Günlük Hayatta Bakış Açısı
Başına gelen hâdiseleri dikkatle inceleyen ve onun hakiki sebeplerini bulmaya çalışanlar çarpıcı sonuçlarla karşılaşabilirler. O hâdiselerin ardında gerçekte ya bize bir yardım, ya bir ikaz ve uyarıcı ya da bir ceza olduğu görülür. Israrla olmasını istediğimiz bir şeyin önüne çeşitli engeller çıkıyor ve bir türlü o gerçekleşmiyorsa, o zaman durup gerçek niyetimizi anlamaya çalışmalıyız. Onu elde edince, başkasına zulmetmekte mi kullanacağız? Şu an yetkilerimi ve imkânlarımı âdil olarak kullanıyor muyum? Kötü emellerim var mı? Ya da daha önemli vazifeler için daha fazla olgunlaşmam mı gerekiyor? Kişiliğimde eksik yönler mi var? Bu soruları çoğaltarak düşündüğümüzde, hâdiselerin derinlerinde yatan mânâları çözebiliriz.

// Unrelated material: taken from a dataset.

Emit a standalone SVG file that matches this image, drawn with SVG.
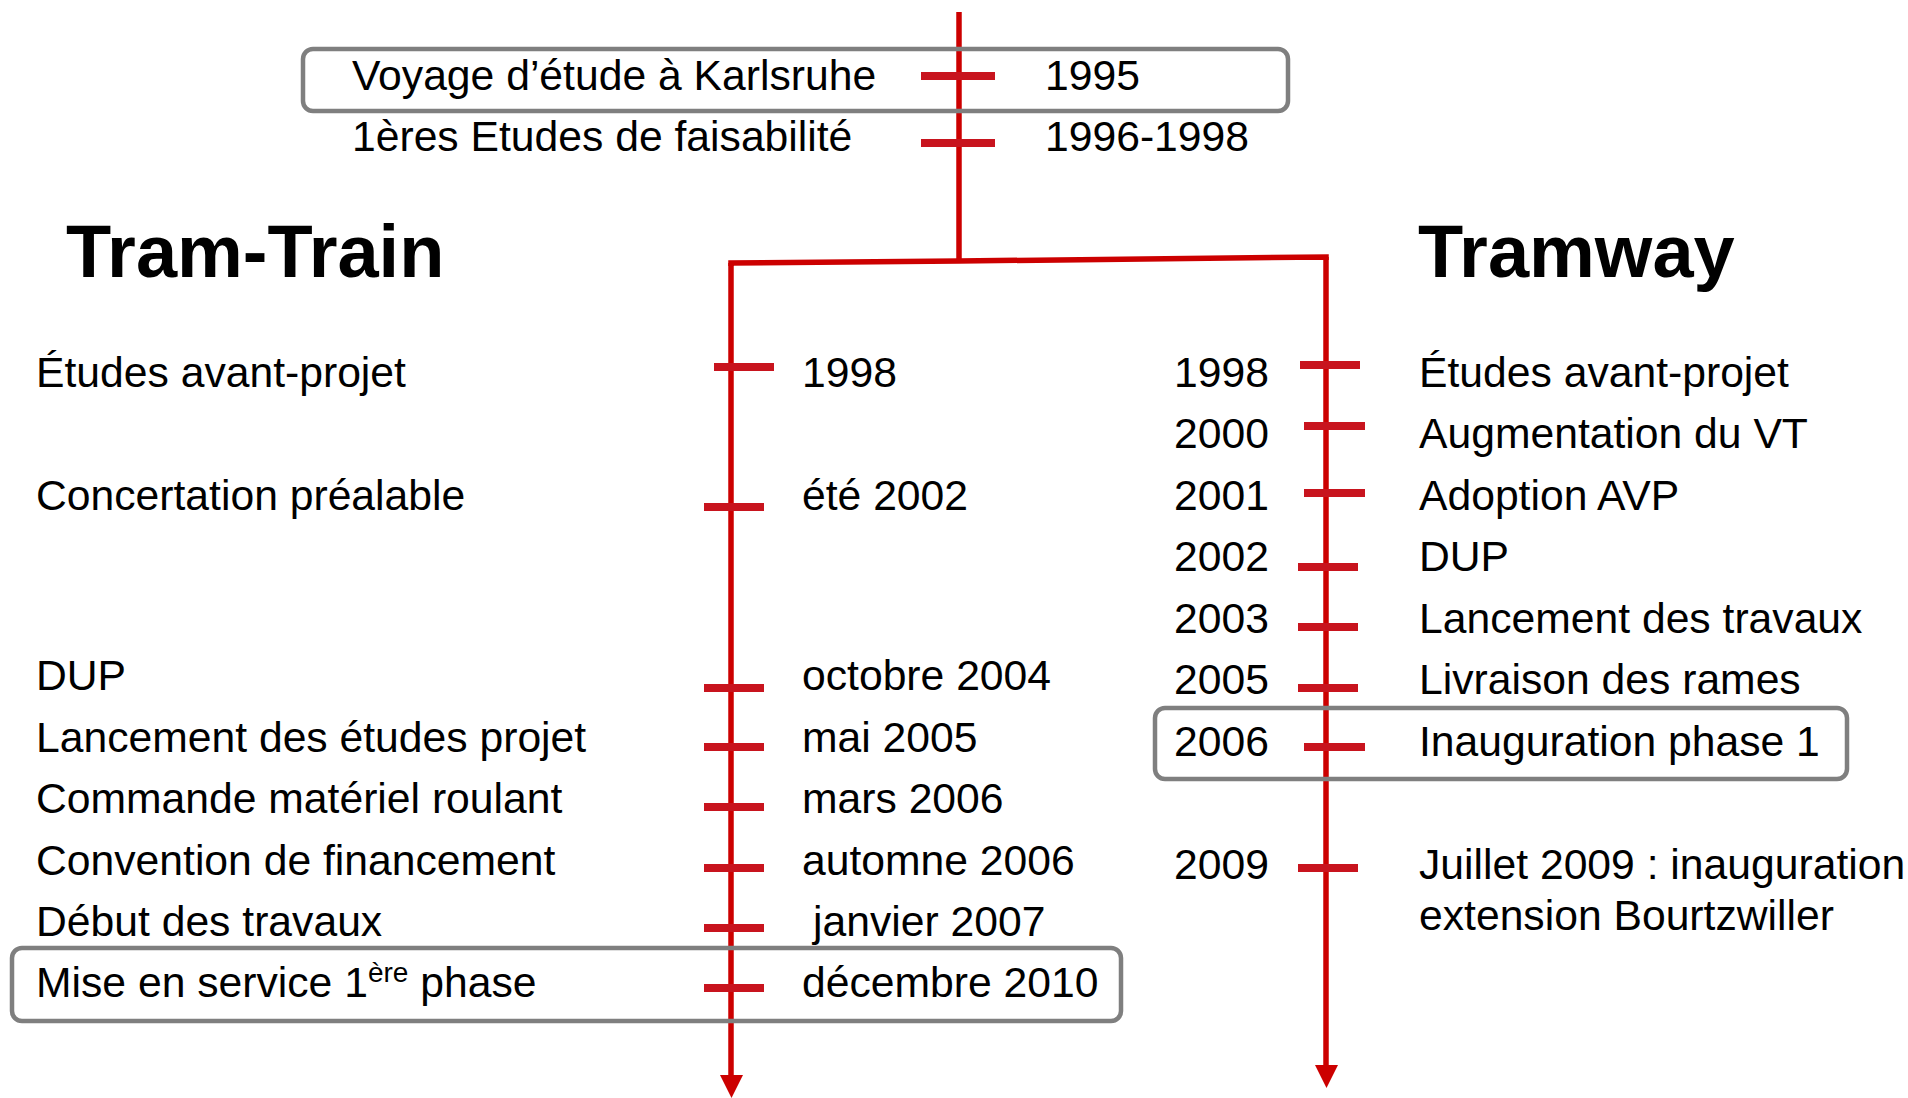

Günlük hayatımızda yaşadığımız veya yaşama ihtimalimiz olan şu olayı yeniden çerçeveleyelim. Meselâ, patronunuz veya amiriniz size kızdı ve azarladı. Ne yaparsınız? Buna olumlu veya olumsuz anlam yüklemek sizin elinizdedir. Olumsuz bakarsanız, üzülür, patrona küser, uykularınızı kaçırır ve sağlığınızı bozarsınız. Muhtemel kötü sonuçlar üzerinde düşündükçe gerçekten kötü sonuçlar üretilir. Olumlu bakarsanız, "Patron beni hemen işten çıkarabilirdi ve işsiz kalırdım, böyle olması ondan daha güzel, benimle ilgileniyor, her insan hata yapabilir" der ve durumunuzu iyileştirmeye çalışırsınız. Böylece kendi kendimizle ve diğerleriyle nasıl konuşacağımızı, olaylara hangi anlamı nasıl yükleyeceğimizi öğreniriz ki, bu çok önemlidir.

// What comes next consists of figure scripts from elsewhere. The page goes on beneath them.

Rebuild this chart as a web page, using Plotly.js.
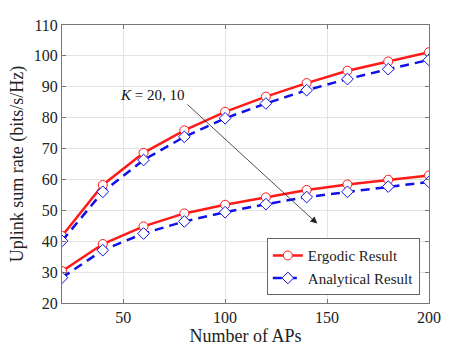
<!DOCTYPE html>
<html>
<head>
<meta charset="utf-8">
<script src="https://cdn.plot.ly/plotly-3.0.1.min.js"></script>
<style>html,body{margin:0;padding:0;background:#fff;}#chart{width:474px;height:348px;}</style>
</head>
<body>
<div id="chart"></div>
<script>
const numAPs = [20, 40, 60, 80, 100, 120, 140, 160, 180, 200];
const ergodicK20 = [41.7, 58.2, 68.6, 75.9, 81.9, 86.8, 91.2, 95.2, 98.2, 101.2];
const analyticalK20 = [40.1, 56.0, 66.3, 73.8, 79.8, 84.6, 88.9, 92.5, 95.7, 98.7];
const ergodicK10 = [30.3, 39.1, 44.8, 49.0, 51.8, 54.2, 56.6, 58.4, 59.9, 61.3];
const analyticalK10 = [28.2, 37.1, 42.5, 46.4, 49.4, 52.0, 54.3, 56.0, 57.7, 59.2];
const xTickVals = [50, 100, 150, 200];
const yTickVals = [20, 30, 40, 50, 60, 70, 80, 90, 100, 110];
const annotationText = '<i>K</i> = 20, 10';
const arrowTail = [80.8, 84.7];
const arrowTip = [145.2, 45.7];

const RED = '#ff1a1a';
const BLUE = '#1010e8';
const FONT = 'Liberation Serif';

function ergodic(y, show) {
  return {
    x: numAPs, y: y, type: 'scatter', mode: 'lines+markers',
    name: 'Ergodic Result', showlegend: show,
    line: {color: RED, width: 2.5},
    marker: {symbol: 'circle', size: 9, color: 'white', line: {color: RED, width: 1}}
  };
}
function analytical(y, show) {
  return {
    x: numAPs, y: y, type: 'scatter', mode: 'lines+markers',
    name: 'Analytical Result', showlegend: show,
    line: {color: BLUE, width: 2.5, dash: '9px,6px'},
    marker: {symbol: 'diamond', size: 9, color: 'white', line: {color: BLUE, width: 1}}
  };
}

const data = [
  ergodic(ergodicK20, true),
  analytical(analyticalK20, true),
  ergodic(ergodicK10, false),
  analytical(analyticalK10, false)
];

const axisCommon = {
  showline: true, linecolor: '#777', linewidth: 1, mirror: 'ticks',
  ticks: 'inside', ticklen: 4, tickcolor: '#777',
  showgrid: true, gridcolor: '#e3e3e3', gridwidth: 1,
  zeroline: false,
  tickfont: {family: FONT, size: 16, color: '#222'}
};

const layout = {
  width: 474, height: 348,
  margin: {l: 62, r: 45, t: 25, b: 45},
  paper_bgcolor: 'white', plot_bgcolor: 'white',
  font: {family: FONT, color: '#222'},
  xaxis: Object.assign({}, axisCommon, {
    range: [20, 200], tickvals: xTickVals,
    title: {text: 'Number of APs', font: {family: FONT, size: 18, color: '#222'}, standoff: 4}
  }),
  yaxis: Object.assign({}, axisCommon, {
    range: [20, 110], tickvals: yTickVals,
    title: {text: 'Uplink sum rate (bits/s/Hz)', font: {family: FONT, size: 18, color: '#222'}, standoff: 5}
  }),
  legend: {
    x: 0.975, y: 0.028, xanchor: 'right', yanchor: 'bottom',
    bgcolor: 'white', bordercolor: '#666', borderwidth: 1,
    font: {family: FONT, size: 15, color: '#222'},
    tracegroupgap: 0, itemwidth: 30
  },
  annotations: [
    {
      x: arrowTip[0], y: arrowTip[1], ax: arrowTail[0], ay: arrowTail[1],
      xref: 'x', yref: 'y', axref: 'x', ayref: 'y',
      showarrow: true, arrowhead: 2, arrowsize: 1.7, arrowwidth: 0.8, arrowcolor: '#222', text: ''
    },
    {
      x: 64, y: 87.4, xref: 'x', yref: 'y', text: annotationText, showarrow: false,
      font: {family: FONT, size: 15, color: '#111'}
    }
  ]
};

Plotly.newPlot('chart', data, layout, {displayModeBar: false, staticPlot: true});
</script>
</body>
</html>
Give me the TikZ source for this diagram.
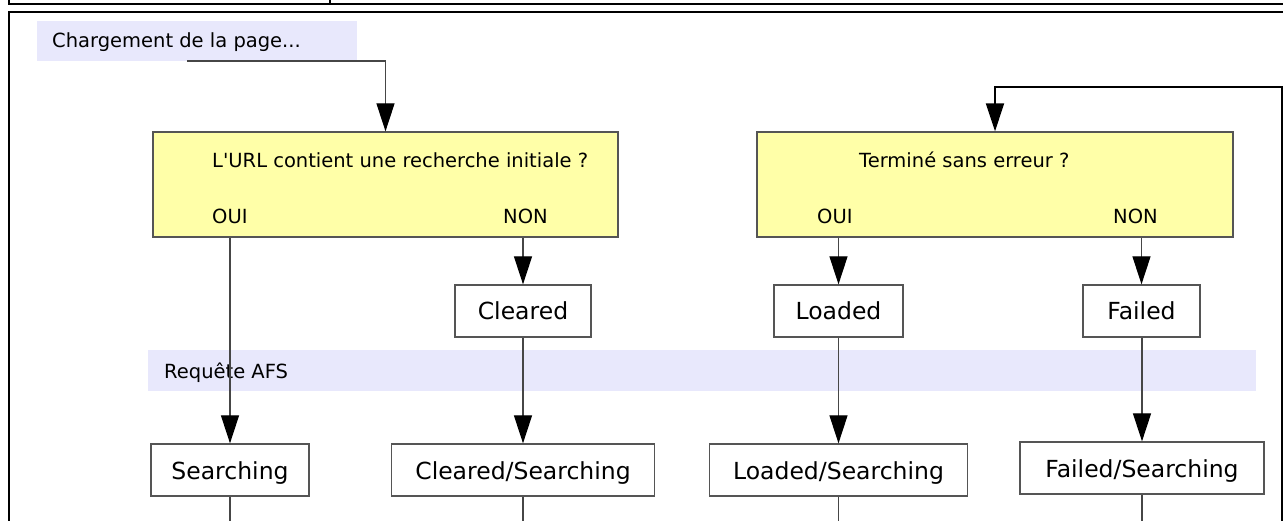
\documentclass[tikz,border=0pt]{standalone}
\usepackage{fontspec}
\setmainfont{DejaVu Sans}[Ligatures=TeXOff]
\usetikzlibrary{arrows.meta,calc}
\definecolor{decfill}{RGB}{255,255,168}
\definecolor{bandfill}{RGB}{232,232,252}
\definecolor{edge}{RGB}{85,85,85}
\definecolor{conn}{RGB}{70,70,70}
\tikzset{
  smalltext/.style={font=\fontsize{19.5}{23}\selectfont, inner sep=0pt},
  bigtext/.style={font=\fontsize{23.5}{28}\selectfont},
  decbox/.style={draw=edge, line width=1.3pt, fill=decfill, inner sep=0pt},
  bandbox/.style={fill=bandfill, inner sep=0pt},
  statebox/.style={draw=edge, line width=1.3pt, fill=white, bigtext, inner sep=0pt,
    minimum height=52pt, text height=23pt, text depth=5pt},
  conn/.style={draw=conn, line width=1.2pt},
  arr/.style={conn, -{Triangle[width=18pt,length=28pt,color=black]}},
  frameline/.style={draw=black, line width=1.5pt},
  loopline/.style={draw=black, line width=2pt, -{Triangle[width=18pt,length=28pt,color=black]}},
}
\begin{document}
\begin{tikzpicture}[x=1pt,y=-1pt]
\useasboundingbox (0,0) rectangle (1283,521);
% outer table/frame lines
\draw[frameline] (9,0) -- (9,4) -- (1283,4);
\draw[frameline] (330,0) -- (330,4);
\draw[frameline] (1283,12) -- (9,12) -- (9,521);
% bands
\node[bandbox, minimum width=320pt, minimum height=40pt] (charge) at (197,41) {};
\node[smalltext, anchor=base west] (chargetxt) at (52,48) {Chargement de la page...};
\node[bandbox, minimum width=1108pt, minimum height=41pt] (band) at (702,370.5) {};
\node[smalltext, anchor=base west] (bandtxt) at (164,378) {Requête AFS};
% decisions
\node[decbox, minimum width=465pt, minimum height=105pt] (dec1) at (385.5,184.5) {};
\node[smalltext, anchor=base west] (q1) at (212,168) {L'URL contient une recherche initiale ?};
\node[smalltext, anchor=base west] (oui1) at (212,224) {OUI};
\node[smalltext, anchor=base west] (non1) at (503,224) {NON};
\node[decbox, minimum width=476pt, minimum height=105pt] (dec2) at (995,184.5) {};
\node[smalltext, anchor=base west] (q2) at (859,168) {Terminé sans erreur ?};
\node[smalltext, anchor=base west] (oui2) at (817,224) {OUI};
\node[smalltext, anchor=base west] (non2) at (1113,224) {NON};
% states row 1
\node[statebox, minimum width=136pt] (cleared) at (523,311) {Cleared};
\node[statebox, minimum width=129pt] (loaded) at (838.5,311) {Loaded};
\node[statebox, minimum width=117pt] (failed) at (1141.5,311) {Failed};
% states row 2
\node[statebox, minimum width=158pt] (searching) at (230,470) {Searching};
\node[statebox, minimum width=263pt] (clsearch) at (523,470) {Cleared/Searching};
\node[statebox, minimum width=258pt] (ldsearch) at (838.5,470) {Loaded/Searching};
\node[statebox, minimum width=244pt] (flsearch) at (1142,468) {Failed/Searching};
% coordinates
\coordinate (cstart) at (187,61);
\coordinate (loopstart) at (1282,521);
\coordinate (loopturn) at (1282,87);
\coordinate (b1) at (230,521);
\coordinate (b2) at (523,521);
\coordinate (b3) at (838.5,521);
\coordinate (b4) at (1142,521);
% connectors
\draw[arr] (cstart) -| (dec1.north);
\draw[loopline] (loopstart) -- (loopturn) -| (dec2.north);
\draw[arr] (dec1.south -| searching.north) -- (searching.north);
\draw[arr] (dec1.south -| cleared.north) -- (cleared.north);
\draw[arr] (dec2.south -| loaded.north) -- (loaded.north);
\draw[arr] (dec2.south -| failed.north) -- (failed.north);
\draw[arr] (cleared.south) -- (clsearch.north);
\draw[arr] (loaded.south) -- (ldsearch.north);
\draw[arr] (failed.south -| flsearch.north) -- (flsearch.north);
\draw[conn] (searching.south) -- (b1);
\draw[conn] (clsearch.south) -- (b2);
\draw[conn] (ldsearch.south) -- (b3);
\draw[conn] (flsearch.south) -- (b4);
\end{tikzpicture}
\end{document}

Biz yeniden çerçeveleme ve olaylara farklı açılardan bakma sanatına sahip değilsek, onları başkalarının çerçevelemesine göre görürüz. Reklamcılık sektörü, kitlelerin algılamalarını çerçeveleme ve yeniden çerçevelemeden başka bir şey midir? Eğer olayı kendimiz çerçevelemezsek, onların sunduğundan başka ne görebiliriz? Medya ile meşgul olanlar yeniden çerçevelemenin gücünü çok iyi kullanırlar. Toplumsal olayları düşünelim. Biz bunların çoğunun gerçek yüzünü bilmiyoruz. Medya onlara nasıl bir anlam yüklüyorsa, öyle algılamak durumundayız. En masum bir olaya çok çirkin bir çerçeve geçirilip geniş halk kitlesine sunulduğunda, bunun bir aldatmaca, birilerini karalama plânı olduğunu kim fark edebilir? Ancak olayları farklı şekilde çerçeveleyecek sağlam dayanak noktalarımız varsa ve olayı bilinçli düşünceyle kendi kendimize sorup ona farklı açılardan bakmakla bize sunulanın gerçek yüzünün farkına varabiliriz.